I love baklava but that’s a lot of work! I’m lucky to have a couple of places here to get good baklava. The local Greek Orthodox Church does a couple of fundraisers a year where I get the walnut version. And a Palestinian bakery for the pistachio. Both truly are good if the gods.
food of the gods
boreck…feta and spinach right?
it is delicious…when you buy it from the turks
avoid dutch supermarket bakery boreck….
(i mean…its not terrible….but…not even close)
I know what you mean about dry baklava, and it’s weird. If you’re going to all that work to make it, why stop short at the final step? It’s like making a multi layer cake and then cheaping out on frosting.

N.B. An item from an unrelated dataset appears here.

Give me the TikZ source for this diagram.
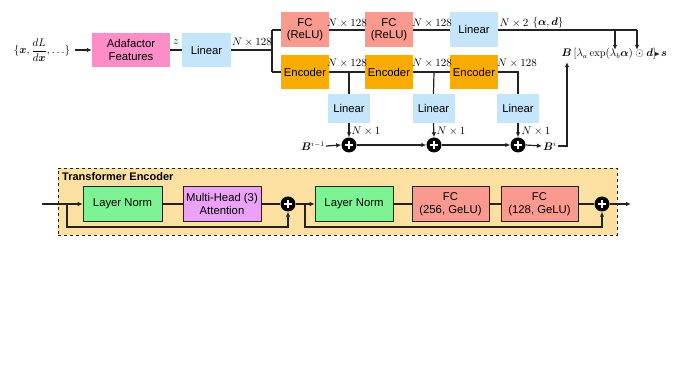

And that was how Luigi Vuoto died.
I’ve been getting my unsalted, shelled, pistachios from nuts.com. Christmas didn’t just come early—it is now here on demand.
They deliver promptly, too — it’s so exciting
I order candied stuff from them to complete sweets during the holidaze seasons
Their coffee is also surprisingly good.
Just reading that and scrolling through the pictures was a whole adventure
Better than the Food Network, maybe even
🙂
Aw shucks.
@Rooo !! It’s been forever!!!
It has! But it has not been intentional, lolsigh
I got WordPress lost AND buried under a pile of work stuff
It’s nice to be fondly remembered
😊
Bish, please!
Friends are always welcome here, both old friends and new friends!
Yaaaaay!!!!!
So Happy to see you over here again!!!!😁😃🤗💖💫
We’ve missed you, my friend!💞
(And I have thought of you SO often lately (and *so* wondered what you thought of the news last Tuesday, when Jesse Jackson announced he’s handed over the reins of the Rainbow PUSH Coalition)!
(I’ve been here less than I’ve meant to, obviously, too😉 things are *fiiiinally* starting to settle down a little, after the last couple years, and I’m hoping to be more consistent)
@Rooo Hey! Nice to see you in our little corner of the internet.
O.o
is that you minus a bish please?
been forever hiya!
It me
☺
How’re you doing?
eh personal life is kinda fucked up….but im not at risk of dying anytime soon….uhh well no more than usual anyways
so pretty good?
hows you?
@rooo
Feel free to cool off 😉
I’m as excited to see you as everyone else.